The Difference Between a Board Package and a Legal Defense
People treat the board application like a resume. It’s actually more like a trial. The mistake is being vague about your finances or your renovation timeline. Boards in this neighborhood don't just want to know you have the money; they want to know you have the liquidity to survive a market downturn without defaulting on your maintenance.
The "Before" Approach: The Optimist’s Package
An applicant submits a basic financial statement, a few nice letters from friends, and a renovation plan that says "Updates to kitchen." They assume their high net worth carries the day. The board sees this as a risk. They see a potential "alteration from hell" that will drag on for two years, disturb the neighbors, and potentially end in a mechanic's lien against the building.
The "After" Approach: The Professional’s Package
The seasoned buyer submits a binder. It includes a CPA-verified financial disclosure, a detailed insurance certificate from their contractor, a specific timeline with "blackout dates" for loud work, and a letter of intent that acknowledges the building's house rules. This version shows the board you're a professional who understands the ecosystem of the building. It doesn't guarantee an easy interview, but it prevents an immediate rejection based on perceived incompetence.
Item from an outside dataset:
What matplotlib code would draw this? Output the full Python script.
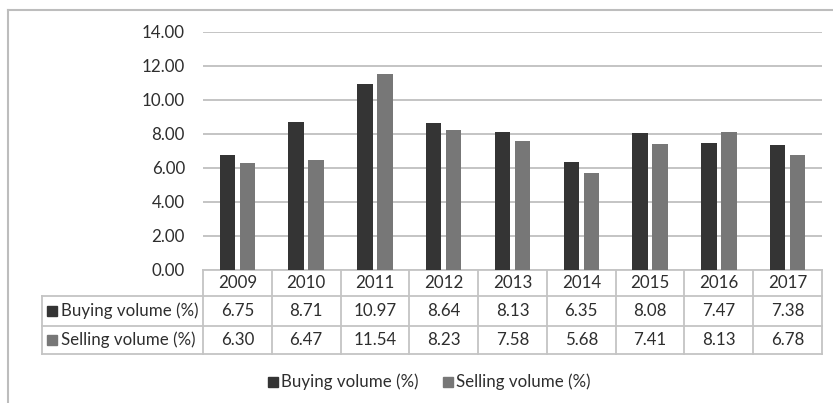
import matplotlib.pyplot as plt
import numpy as np

years = ["2009", "2010", "2011", "2012", "2013", "2014", "2015", "2016", "2017"]
buying = [6.75, 8.71, 10.97, 8.64, 8.13, 6.35, 8.08, 7.47, 7.38]
selling = [6.30, 6.47, 11.54, 8.23, 7.58, 5.68, 7.41, 8.13, 6.78]
series_names = ["Buying volume (%)", "Selling volume (%)"]
yticks = [0, 2, 4, 6, 8, 10, 12, 14]

plt.rcParams['font.family'] = ['Lato', 'DejaVu Sans']
W, H = 833, 403
DARK = "#343434"
LIGHT = "#777777"
GRID = "#c4c4c4"
TXT = "#2e2e2e"
FS = 12.2

fig = plt.figure(figsize=(W / 100, H / 100), dpi=100)

# layout in pixels
left, right, top, bottom = 203, 822, 32, 270
ax = fig.add_axes([left / W, 1 - bottom / H, (right - left) / W, (bottom - top) / H])
x = np.arange(len(years))
bw = 0.225
ax.bar(x - 0.145, buying, bw, color=DARK, zorder=3)
ax.bar(x + 0.145, selling, bw, color=LIGHT, zorder=3)
ax.set_xlim(-0.5, len(years) - 0.5)
ax.set_ylim(0, 14)
ax.set_yticks(yticks)
ax.set_yticklabels([f"{v:.2f}" for v in yticks], fontsize=FS, color=TXT)
ax.tick_params(axis='y', length=0, pad=13)
ax.set_xticks([])
ax.grid(axis='y', color=GRID, lw=1.4, zorder=0)
for s in ax.spines.values():
    s.set_visible(False)

# overlay in pixel coordinates for table, frame and legend
ov = fig.add_axes([0, 0, 1, 1], zorder=-1)
ov.set_xlim(0, W)
ov.set_ylim(H, 0)
ov.axis('off')
ov.plot([8, W], [10, 10], color="#bdbdbd", lw=1.5)
ov.plot([8, 8], [10, H], color="#bdbdbd", lw=1.5)

colw = (right - left) / len(years)
row_y = [270, 296, 326, 354]
tbl_left = 42
lc = "#c4c4c4"
# horizontal lines
ov.plot([left, right], [row_y[0], row_y[0]], color=lc, lw=1.3)
for yy in row_y[1:]:
    ov.plot([tbl_left, right], [yy, yy], color=lc, lw=1.3)
# vertical lines
for i in range(len(years) + 1):
    ov.plot([left + i * colw] * 2, [row_y[0], row_y[3]], color=lc, lw=1.3)
ov.plot([tbl_left, tbl_left], [row_y[1], row_y[3]], color=lc, lw=1.3)

for i, yr in enumerate(years):
    cx = left + (i + 0.5) * colw
    ov.text(cx, (row_y[0] + row_y[1]) / 2, yr, ha='center', va='center', fontsize=FS, color=TXT)
    ov.text(cx, (row_y[1] + row_y[2]) / 2, f"{buying[i]:.2f}", ha='center', va='center', fontsize=FS, color=TXT)
    ov.text(cx, (row_y[2] + row_y[3]) / 2, f"{selling[i]:.2f}", ha='center', va='center', fontsize=FS, color=TXT)

for r, (name, c) in enumerate(zip(series_names, [DARK, LIGHT])):
    cy = (row_y[r + 1] + row_y[r + 2]) / 2
    ov.add_patch(plt.Rectangle((47, cy - 5), 10, 10, color=c))
    ov.text(61, cy, name, ha='left', va='center', fontsize=FS, color=TXT)

# legend
leg_y = 382
for name, c, lx in zip(series_names, [DARK, LIGHT], [268, 443]):
    ov.add_patch(plt.Rectangle((lx, leg_y - 5), 10, 10, color=c))
    ov.text(lx + 13, leg_y, name, ha='left', va='center', fontsize=FS, color=TXT)

fig.savefig("out.png", dpi=100)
The Maintenance and Assessment Blind Spot
One common error is looking at the monthly maintenance fee in isolation. In a building of this vintage, you're not just paying for the doorman and the heat; you're paying for the perpetual upkeep of a massive brick and stone envelope.
You have to look at the building’s underlying mortgage and their history of assessments. I’ve seen people stretch their budget to the limit to afford the mortgage, only to get hit with a $50,000 special assessment for Local Law 11 facade repairs six months after closing. The fix is to have your lawyer do a deep dive into at least three years of board meeting minutes. If there’s talk of a new roof, a boiler replacement, or elevator modernization, that money is coming out of your pocket. Don't buy at the top of your range if the building's capital reserve fund is low.
The Reality Check
Success in a high-stakes cooperative environment isn't about having the best taste; it's about having the most information. If you're looking for a project where you can "move fast and break things," go buy a loft in a converted warehouse downtown. Here, the walls are thick, the rules are thicker, and the history is protected by people who have lived there for forty years and don't care about your "modern vision."
You're entering a partnership with a corporation, not just buying a piece of real estate. You’ll spend more money on architects, expediters, and specialized contractors than you ever thought possible. If you can't handle the idea of someone else telling you what kind of window AC unit you’re allowed to buy, or what time your contractor has to stop hammering, walk away now. This level of living requires a level of patience and a depth of capital that most people simply don't possess. There are no shortcuts, no "hacks," and no ways to skirt the rules without getting caught. You either play the game by the building's terms, or the building will eventually win—usually at the expense of your bank account.